Stellar and Substellar Astrophysics with Extreme Adaptive Optics

To date the majority of planets known to exist outside of our solar system (exoplanets) have been discovered indirectly, yet the direct detection of exoplanets is the future of exoplanet characterization. Searching for signs of life (biosignatures) on worlds beyond our solar system through the next generation of ground-based extremely large telescopes is one of the top priorities for the next decade of astronomy. Yet this is extremely challenging from a technological perspective in that planets are very close to their host stars and very faint, making it difficult to disentangle the faint planet signal from the star. The Extreme Wavefront Control Lab at Steward Observatory is developing technology and methodology for this challenging science through the MagAO-X instrument, an extreme high-contrast imaging instrument on the 6.5~m Magellan Clay Telescope and a pathfinder for the high contrast imager GMagAO-X which will be part of the upcoming 24.5~m Giant Magellan Telescope planned for the 2030s.

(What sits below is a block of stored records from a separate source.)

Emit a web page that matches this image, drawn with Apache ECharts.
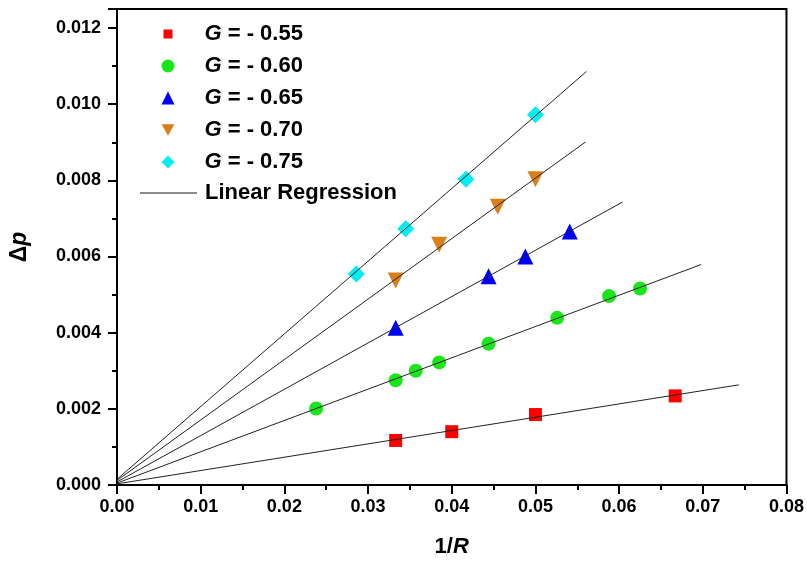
<!DOCTYPE html>
<html>
<head>
<meta charset="utf-8">
<script src="https://cdn.jsdelivr.net/npm/echarts@6/dist/echarts.min.js"></script>
<style>html,body{margin:0;padding:0;background:#fff}#c{width:807px;height:563px}</style>
</head>
<body>
<div id="c"></div>
<script>
// ---- data ----
var seriesNames = ['G = - 0.55', 'G = - 0.60', 'G = - 0.65', 'G = - 0.70', 'G = - 0.75'];
var x055 = [0.0333, 0.0400, 0.0500, 0.0667];
var y055 = [0.00117, 0.00140, 0.00185, 0.00234];
var x060 = [0.0238, 0.0333, 0.0357, 0.0385, 0.0444, 0.0526, 0.0588, 0.0625];
var y060 = [0.00201, 0.00275, 0.00300, 0.00322, 0.00371, 0.00439, 0.00496, 0.00516];
var x065 = [0.0333, 0.0444, 0.0488, 0.0541];
var y065 = [0.00413, 0.00548, 0.00600, 0.00666];
var x070 = [0.0333, 0.0385, 0.0455, 0.0500];
var y070 = [0.00537, 0.00631, 0.00731, 0.00803];
var x075 = [0.0286, 0.0345, 0.0417, 0.0500];
var y075 = [0.00554, 0.00673, 0.00803, 0.00972];
// regression line end points
var fitX0 = [0, 0, 0, 0, 0];
var fitY0 = [0.00003, 0.00005, 0.00008, 0.00012, 0.00015];
var fitX1 = [0.0743, 0.0698, 0.0604, 0.0560, 0.0561];
var fitY1 = [0.00263, 0.00579, 0.00743, 0.00901, 0.01086];
var xTicks = ['0.00', '0.01', '0.02', '0.03', '0.04', '0.05', '0.06', '0.07', '0.08'];
var yTicks = ['0.000', '0.002', '0.004', '0.006', '0.008', '0.010', '0.012'];

// ---- styles ----
var FONT = "'Liberation Sans', Arial, sans-serif";
var colors = ['#ff0000', '#19e619', '#0000ff', '#d9801a', '#00eef0'];
var symbols = ['rect', 'circle', 'triangle', 'triangle', 'diamond'];
var legendIcons = ['path://M2,2L11,2L11,11L2,11Z M0,0 M13,13', 'path://M6.5,0.5A6,6 0 1,1 6.49,0.5Z', 'triangle', 'path://M0,0L2,0L1,1.8Z', 'diamond'];
var sizes = [13, 14, 16, 16, 17];
var rotates = [0, 0, 0, 180, 0];
var xs = [x055, x060, x065, x070, x075];
var ys = [y055, y060, y065, y070, y075];

function zip(a, b) { return a.map(function (v, i) { return [v, b[i]]; }); }

var series = [];
for (var i = 0; i < 5; i++) {
  series.push({
    name: seriesNames[i], type: 'scatter', data: zip(xs[i], ys[i]),
    symbol: symbols[i], symbolSize: sizes[i], symbolRotate: rotates[i],
    itemStyle: { color: colors[i], opacity: 1 }, z: 2
  });
}
for (var j = 0; j < 5; j++) {
  series.push({
    name: 'Linear Regression', type: 'line',
    data: [[fitX0[j], fitY0[j]], [fitX1[j], fitY1[j]]],
    symbol: 'none', lineStyle: { color: '#222', width: 1 }, itemStyle: { color: '#555' },
    z: 3, silent: true
  });
}

var legendText = function (pad) {
  return {
    fontFamily: FONT, fontSize: 22, fontWeight: 'bold', color: '#000', padding: [0, 0, 0, pad],
    rich: {
      i: { fontFamily: FONT, fontSize: 22, fontWeight: 'bold', fontStyle: 'italic', color: '#000', lineHeight: 22 },
      b: { fontFamily: FONT, fontSize: 22, fontWeight: 'bold', color: '#000', lineHeight: 22 }
    }
  };
};
var legendFmt = function (n) {
  if (n.charAt(0) === 'G') return '{i|G}{b|' + n.slice(1) + '}';
  return '{b|' + n + '}';
};

var chart = echarts.init(document.getElementById('c'), null, { renderer: 'canvas' });
chart.setOption({
  animation: false,
  backgroundColor: '#fff',
  grid: { left: 115, right: 18, top: 9, bottom: 76, show: true, borderColor: '#000', borderWidth: 2 },
  legend: [{
    orient: 'vertical', left: 161.5, top: 23, padding: 0, itemWidth: 13, itemHeight: 13, itemGap: 10,
    data: seriesNames.map(function (n, k) { return { name: n, icon: legendIcons[k] }; }),
    formatter: legendFmt, textStyle: legendText(25)
  }, {
    orient: 'vertical', left: 140, top: 182, padding: 0, itemWidth: 57, itemHeight: 1.5,
    data: [{ name: 'Linear Regression', icon: 'rect', itemStyle: { color: '#666' } }],
    formatter: legendFmt, textStyle: legendText(3)
  }],
  xAxis: {
    type: 'value', min: 0, max: 0.08, interval: 0.01,
    name: '{a|1/}{i|R}', nameLocation: 'middle', nameGap: 51,
    nameTextStyle: {
      rich: {
        a: { fontFamily: FONT, fontSize: 22, fontWeight: 'bold', color: '#000' },
        i: { fontFamily: FONT, fontSize: 22, fontWeight: 'bold', fontStyle: 'italic', color: '#000' }
      }
    },
    axisLine: { show: true, lineStyle: { color: '#000', width: 2 } },
    axisTick: { show: true, inside: false, length: 9, lineStyle: { color: '#000', width: 2 } },
    minorTick: { show: true, splitNumber: 2, length: 5, lineStyle: { color: '#000', width: 2 } },
    splitLine: { show: false },
    axisLabel: {
      margin: 13, fontFamily: FONT, fontSize: 18, fontWeight: 'bold', color: '#000',
      formatter: function (v) { var k = Math.round(v / 0.01); return Math.abs(v / 0.01 - k) < 1e-6 ? xTicks[k] : ''; }
    }
  },
  yAxis: {
    type: 'value', min: 0, max: 0.0125, interval: 0.002,
    name: '{d|Δ}{i|p}', nameLocation: 'middle', nameGap: 86,
    nameTextStyle: {
      rich: {
        d: { fontFamily: FONT, fontSize: 23, fontWeight: 'bold', color: '#000' },
        i: { fontFamily: FONT, fontSize: 23, fontWeight: 'bold', fontStyle: 'italic', color: '#000' }
      }
    },
    axisLine: { show: true, lineStyle: { color: '#000', width: 2 } },
    axisTick: { show: true, inside: false, length: 9, lineStyle: { color: '#000', width: 2 } },
    minorTick: { show: true, splitNumber: 2, length: 5, lineStyle: { color: '#000', width: 2 } },
    splitLine: { show: false },
    axisLabel: {
      margin: 16, fontFamily: FONT, fontSize: 18, fontWeight: 'bold', color: '#000',
      formatter: function (v) { var k = Math.round(v / 0.002); return Math.abs(v / 0.002 - k) < 1e-6 ? yTicks[k] : ''; }
    }
  },
  series: series
});
</script>
</body>
</html>
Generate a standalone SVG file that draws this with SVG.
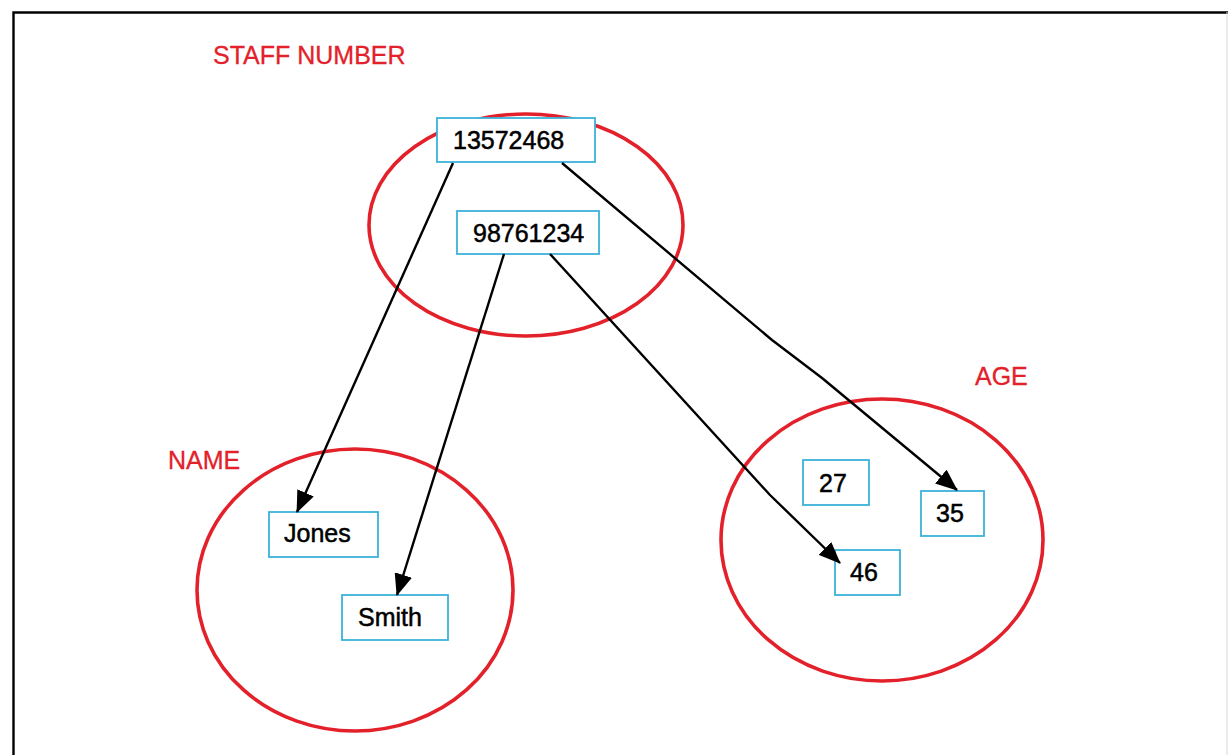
<svg xmlns="http://www.w3.org/2000/svg" width="1228" height="755" viewBox="0 0 1228 755">
  <style>
    .set { fill: none; stroke: #e3212a; stroke-width: 3.6; }
    .setlabel { font-family: "Liberation Sans", Arial, sans-serif; font-size: 25px; fill: #e3212a; stroke: #e3212a; stroke-width: 0.3; }
    .box { fill: #ffffff; stroke: #3cb2da; stroke-width: 1.8; }
    .val { font-family: "Liberation Sans", Arial, sans-serif; font-size: 25px; fill: #000000; stroke: #000000; stroke-width: 0.5; }
    .link { fill: none; stroke: #000000; stroke-width: 2.4; stroke-linejoin: round; marker-end: url(#head); }
  </style>
  <defs>
    <marker id="head" markerUnits="userSpaceOnUse" markerWidth="22" markerHeight="18" refX="21" refY="9" orient="auto">
      <path d="M0,0 L22,9 L0,18 Z" fill="#000000"/>
    </marker>
  </defs>

  <rect width="1228" height="755" fill="#ffffff"/>
  <!-- frame -->
  <path d="M13.5,755 V12.5 H1228" fill="none" stroke="#000000" stroke-width="2.4"/>
  <path d="M1227,12 V755" fill="none" stroke="#d8d8d8" stroke-width="1"/>

  <!-- sets -->
  <g id="set-staff">
    <ellipse class="set" cx="526" cy="225" rx="157" ry="111"/>
    <text class="setlabel" x="213" y="64">STAFF NUMBER</text>
  </g>
  <g id="set-name">
    <ellipse class="set" cx="355" cy="590" rx="158" ry="141"/>
    <text class="setlabel" x="168" y="469">NAME</text>
  </g>
  <g id="set-age">
    <ellipse class="set" cx="882" cy="540" rx="161" ry="141"/>
    <text class="setlabel" x="975" y="385">AGE</text>
  </g>

  <!-- elements -->
  <g id="n13572468">
    <rect class="box" x="437" y="118" width="158" height="44"/>
    <text class="val" x="453" y="149">13572468</text>
  </g>
  <g id="n98761234">
    <rect class="box" x="457" y="211" width="142" height="43"/>
    <text class="val" x="473" y="242">98761234</text>
  </g>
  <g id="nJones">
    <rect class="box" x="269" y="512" width="109" height="45"/>
    <text class="val" x="284" y="542">Jones</text>
  </g>
  <g id="nSmith">
    <rect class="box" x="342" y="595" width="106" height="45"/>
    <text class="val" x="358" y="626">Smith</text>
  </g>
  <g id="n27">
    <rect class="box" x="803" y="460" width="66" height="45"/>
    <text class="val" x="819" y="492">27</text>
  </g>
  <g id="n35">
    <rect class="box" x="921" y="491" width="63" height="45"/>
    <text class="val" x="936" y="522">35</text>
  </g>
  <g id="n46">
    <rect class="box" x="835" y="550" width="65" height="45"/>
    <text class="val" x="850" y="581">46</text>
  </g>

  <!-- mappings -->
  <g id="connectors">
    <path class="link" d="M453,163 L297,512"/>
    <path class="link" d="M504,254 L397,595"/>
    <path class="link" d="M550,254 L770,495 L840,563"/>
    <path class="link" d="M562,163 L772,340 L822,378 L957,490"/>
  </g>
</svg>
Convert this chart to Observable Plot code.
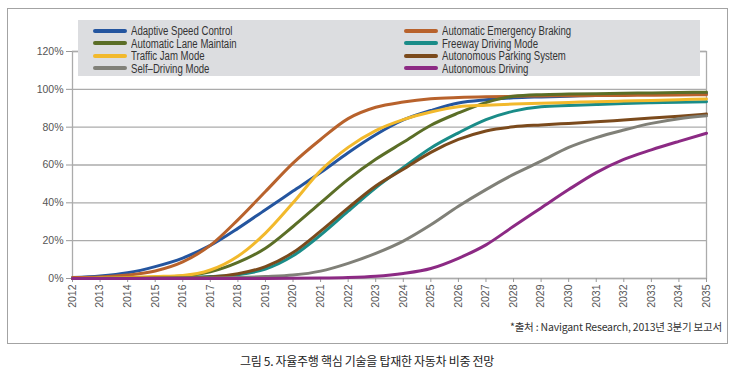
<!DOCTYPE html>
<html>
<head>
<meta charset="utf-8">
<script src="https://cdn.jsdelivr.net/npm/d3@7"></script>
<script src="https://cdn.jsdelivr.net/npm/@observablehq/plot@0.6"></script>
<style>
  html, body { margin: 0; padding: 0; background: #fff; }
  body { width: 734px; height: 374px; position: relative; overflow: hidden; }
  #box { position: absolute; left: 7px; top: 8px; width: 719px; height: 334px; border: 1px solid #a3a3a3; }
  #chart { position: absolute; left: 0; top: 0; }
  #legend { position: absolute; left: 78px; top: 20px; width: 622px; height: 56px; background: #dcdde0; }
  .item { position: absolute; height: 12px; line-height: 12px; font-family: "Liberation Sans", Arial, sans-serif; font-size: 12px; color: #333; white-space: nowrap; }
  .sw { display: inline-block; width: 34px; height: 4px; border-radius: 2px; vertical-align: middle; margin-right: 4px; position: relative; top: -1px; }
  .lbl { display: inline-block; transform: scaleX(0.8); transform-origin: 0 50%; }
  #caption { position: absolute; right: 12px; top: 319px; font-family: "Noto Sans CJK KR", sans-serif; font-size: 10.5px; color: #333; white-space: nowrap; letter-spacing: -0.2px; }
  #title { position: absolute; left: 0; width: 734px; top: 352px; text-align: center; font-family: "Noto Sans CJK KR", sans-serif; font-size: 12px; color: #222; letter-spacing: -0.3px; }
</style>
</head>
<body>
<div id="box"></div>
<div id="chart"></div>
<div id="legend"></div>
<div id="caption">*출처 : Navigant Research, 2013년 3분기 보고서</div>
<div id="title">그림 5. 자율주행 핵심 기술을 탑재한 자동차 비중 전망</div>
<script>
const years = [2012,2013,2014,2015,2016,2017,2018,2019,2020,2021,2022,2023,2024,2025,2026,2027,2028,2029,2030,2031,2032,2033,2034,2035];
const yTicks = [0,20,40,60,80,100,120];

const seriesNames = [
  "Adaptive Speed Control",
  "Automatic Emergency Braking",
  "Automatic Lane Maintain",
  "Freeway Driving Mode",
  "Traffic Jam Mode",
  "Autonomous Parking System",
  "Self–Driving Mode",
  "Autonomous Driving"
];
const seriesColors = ["#24559f","#b8622c","#5b6e27","#1a8c88","#f2b92c","#7b4a1c","#808078","#8c2a84"];

const adaptiveSpeedControl = [0.5,1.3,3,6.3,10.8,17.5,26.5,36.4,46.2,56,66.5,76,83.8,88.8,92.8,94.5,95.5,96,96.4,96.8,97.1,97.4,97.6,97.8];
const automaticEmergencyBraking = [0.5,0.8,1.8,4,8.8,17.5,31,46,61,73.5,84.5,90.5,93.3,95,95.7,96.1,96.3,96.5,96.6,96.7,96.8,96.9,97,97.2];
const automaticLaneMaintain = [0,0.1,0.3,0.7,1.3,3.5,8.5,16,27.5,40,52.4,63,72,81,87.5,93,96.3,97.2,97.5,97.7,97.9,98.1,98.3,98.5];
const freewayDrivingMode = [0,0,0.1,0.2,0.4,1,2,5,12,23,35.6,48,58.7,69,77,84,88.5,90.8,91.5,92,92.5,92.9,93.2,93.5];
const trafficJamMode = [0,0.2,0.5,1,1.6,4.5,11.8,24,40,57,69.3,78.2,84,88,90.8,91.6,92.2,92.7,93.1,93.5,93.8,94.1,94.5,94.9];
const autonomousParkingSystem = [0,0,0.1,0.2,0.4,0.8,2.5,6.3,13.7,25,37.3,48.9,57.8,66.7,73.5,78,80.2,81.2,82,82.8,83.8,84.8,85.8,86.9];
const selfDrivingMode = [0,0,0,0.1,0.2,0.3,0.5,1,1.8,3.9,8,13.3,19.8,28.4,38.2,47,55,62,69.3,74.5,78.5,82,84.5,86];
const autonomousDriving = [0,0,0,0,0,0,0,0,0.1,0.2,0.5,1.2,2.7,5.3,10.7,17.8,27.6,37.3,47,56,63,68,72.5,76.8];

const allValues = [adaptiveSpeedControl, automaticEmergencyBraking, automaticLaneMaintain, freewayDrivingMode, trafficJamMode, autonomousParkingSystem, selfDrivingMode, autonomousDriving];

const data = [];
seriesNames.forEach((name, i) => {
  years.forEach((yr, j) => data.push({series: name, year: yr, value: allValues[i][j]}));
});

const plot = Plot.plot({
  width: 734,
  height: 320,
  marginLeft: 72,
  marginRight: 28,
  marginTop: 51,
  marginBottom: 42,
  style: { fontFamily: "'Liberation Sans', Arial, sans-serif", fontSize: "10.5px", color: "#555", background: "transparent" },
  x: { domain: [2012, 2035], label: null },
  y: { domain: [0, 120], label: null },
  color: { domain: seriesNames, range: seriesColors },
  marks: [
    Plot.gridY(yTicks, { stroke: "#ababab", strokeOpacity: 1, strokeWidth: 1.3 }),
    Plot.frame({ stroke: "#ababab", strokeWidth: 1.3 }),
    Plot.axisY({ ticks: yTicks, tickFormat: d => d + "%", tickSize: 6, tickPadding: 3, stroke: "#999" }),
    Plot.axisX({ ticks: years, tickFormat: d => String(d), tickRotate: -90, tickSize: 4, tickPadding: 2, stroke: "#999" }),
    Plot.line(data, { x: "year", y: "value", z: "series", stroke: "series", strokeWidth: 3, curve: "monotone-x", strokeLinejoin: "round" })
  ]
});
document.getElementById("chart").appendChild(plot);

// legend (HTML; left column then right column)
const legend = document.getElementById("legend");
const leftCol = [0, 2, 4, 6];
const rightCol = [1, 3, 5, 7];
[leftCol, rightCol].forEach((col, c) => {
  col.forEach((idx, r) => {
    const it = document.createElement("div");
    it.className = "item";
    it.style.left = (c === 0 ? 15 : 326) + "px";
    it.style.top = (5 + r * 12.5) + "px";
    const sw = document.createElement("span");
    sw.className = "sw";
    sw.style.background = seriesColors[idx];
    it.appendChild(sw);
    const lb = document.createElement("span");
    lb.className = "lbl";
    lb.textContent = seriesNames[idx];
    it.appendChild(lb);
    legend.appendChild(it);
  });
});
</script>
</body>
</html>
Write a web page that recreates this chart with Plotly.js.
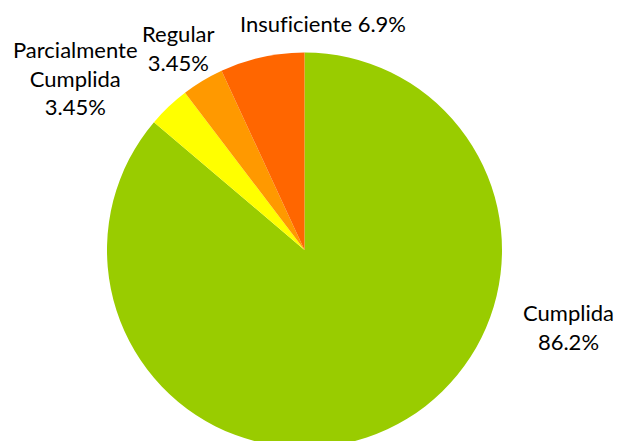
<!DOCTYPE html>
<html>
<head>
<meta charset="utf-8">
<script src="https://cdn.plot.ly/plotly-3.0.1.min.js"></script>
<style>
html,body{margin:0;padding:0;overflow:hidden;background:#fff;}
#chart{width:625px;height:452px;}
svg text{font-variant-ligatures:none !important;font-feature-settings:"liga" 0, "clig" 0 !important;}
</style>
</head>
<body>
<div id="chart"></div>
<script>
const categories = ["Cumplida", "Parcialmente Cumplida", "Regular", "Insuficiente"];
const counts = [25, 1, 1, 2];
const colors = ["#99CC00", "#FFFF00", "#FF9900", "#FF6600"];
const labelText = ["Cumplida", "Parcialmente<br>Cumplida", "Regular", "Insuficiente"];
const labelSep = ["<br>", "<br>", "<br>", " "];
// label placement (paper coords) for each category
const labelPos = [
  {x: 568/625, y: (452-327)/452},
  {x: 75/625, y: (452-78)/452},
  {x: 178/625, y: (452-48)/452},
  {x: 323/625, y: (452-23)/452}
];

const total = counts.reduce((a, b) => a + b, 0);
const pct = counts.map(v => Number((v / total * 100).toPrecision(3)).toString() + "%");

const annotations = categories.map((c, i) => ({
  xref: "paper", yref: "paper",
  x: labelPos[i].x, y: labelPos[i].y,
  xanchor: "center", yanchor: "middle",
  text: labelText[i] + labelSep[i] + pct[i],
  showarrow: false,
  align: "center",
  font: {family: "Lato, 'Open Sans', sans-serif", size: 22, color: "#000"}
}));

const data = [{
  type: "pie",
  labels: categories,
  values: counts,
  sort: false,
  direction: "clockwise",
  rotation: 0,
  marker: {colors: colors, line: {width: 0}},
  textinfo: "none",
  hoverinfo: "label+percent",
  showlegend: false,
  domain: {x: [107/625, 502/625], y: [4.5/452, 399.5/452]}
}];

const layout = {
  width: 625, height: 452,
  margin: {l: 0, r: 0, t: 0, b: 0},
  paper_bgcolor: "#fff",
  showlegend: false,
  annotations: annotations
};

Plotly.newPlot("chart", data, layout, {displayModeBar: false, staticPlot: true});
</script>
</body>
</html>
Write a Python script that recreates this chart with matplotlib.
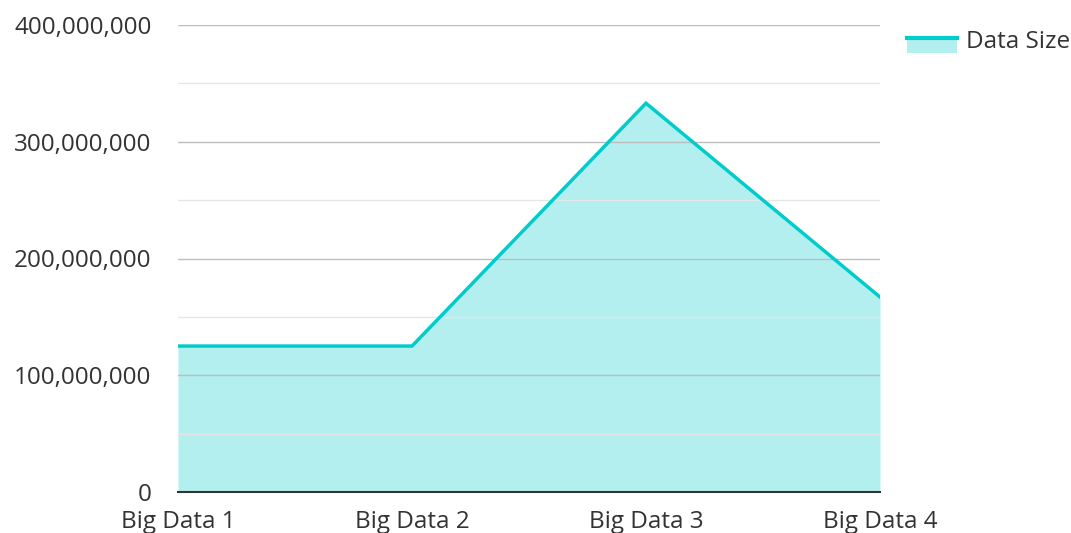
import matplotlib
matplotlib.use("Agg")
import matplotlib.pyplot as plt
from matplotlib.ticker import FuncFormatter, MultipleLocator
from matplotlib.lines import Line2D
from matplotlib.patches import Rectangle
from matplotlib.legend_handler import HandlerBase

categories = ["Big Data 1", "Big Data 2", "Big Data 3", "Big Data 4"]
values = [125_000_000, 125_000_000, 333_000_000, 167_000_000]
series_name = "Data Size"

plt.rcParams['font.family'] = ['Open Sans', 'DejaVu Sans']
text_color = '#333333'
line_color = '#00cccc'
fill_color = '#b2efee'

fig = plt.figure(figsize=(10.71, 5.33), dpi=100)
ax = fig.add_axes([178/1071, 41/533, (880-178)/1071, (492-25)/533])

x = list(range(len(categories)))
ax.fill_between(x, values, 0, color=fill_color, linewidth=0, zorder=2)
ax.plot(x, values, color=line_color, linewidth=2.5, zorder=3, solid_joinstyle='miter')

ax.set_xlim(0, len(categories) - 1)
ax.set_ylim(0, 400_000_000)
ax.yaxis.set_major_locator(MultipleLocator(100_000_000))
ax.yaxis.set_minor_locator(MultipleLocator(50_000_000))
ax.yaxis.set_major_formatter(FuncFormatter(lambda v, p: f"{int(v):,}"))
ax.grid(True, which='major', axis='y', color='#bdbdbd', linewidth=1, zorder=4)
ax.grid(True, which='minor', axis='y', color='#e6e6e6', linewidth=1, zorder=4)
ax.set_axisbelow(False)
for s in ['top', 'right', 'left']:
    ax.spines[s].set_visible(False)
ax.spines['bottom'].set_color('#333333')
ax.spines['bottom'].set_linewidth(1.5)
ax.spines['bottom'].set_zorder(5)

ax.set_xticks(x)
ax.set_xticklabels(categories)
ax.tick_params(axis='both', which='both', length=0, labelsize=17.5, colors=text_color)
ax.tick_params(axis='x', pad=13)
ax.tick_params(axis='y', pad=19)


class AreaHandler(HandlerBase):
    def create_artists(self, legend, orig_handle, xdescent, ydescent, width, height, fontsize, trans):
        rect = Rectangle((-xdescent, -ydescent - 0.25 * height), width, 0.85 * height,
                         facecolor=fill_color, edgecolor='none', transform=trans)
        line = Line2D([-xdescent, -xdescent + width], [-ydescent + 0.6 * height] * 2,
                      color=line_color, linewidth=3, transform=trans)
        return [rect, line]


proxy = Rectangle((0, 0), 1, 1)
leg = fig.legend([proxy], [series_name], loc='upper left', bbox_to_anchor=(885/1071, 1 - 8/533),
                 frameon=False, fontsize=17.5, handlelength=2.05, handleheight=0.8, handletextpad=0.4,
                 handler_map={Rectangle: AreaHandler()})
for t in leg.get_texts():
    t.set_color(text_color)

fig.savefig("out.png", dpi=100)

In my PhD work at the University of Arizona I have employed the capabilities of MagAO-X, and it's predecessor MagAO, for stellar and substellar astrophysical research. In this work I will describe how we achieve high-contrast imaging with MagAO-X, a survey I analyzed using binary stars for data reduction, a survey I designed using the power of MagAO-X for exoplanet science through white dwarf stars in binaries, and simulation work I am conducting preparing for exoplanet detections through reflected light with MagAO-X and GMagAO-X.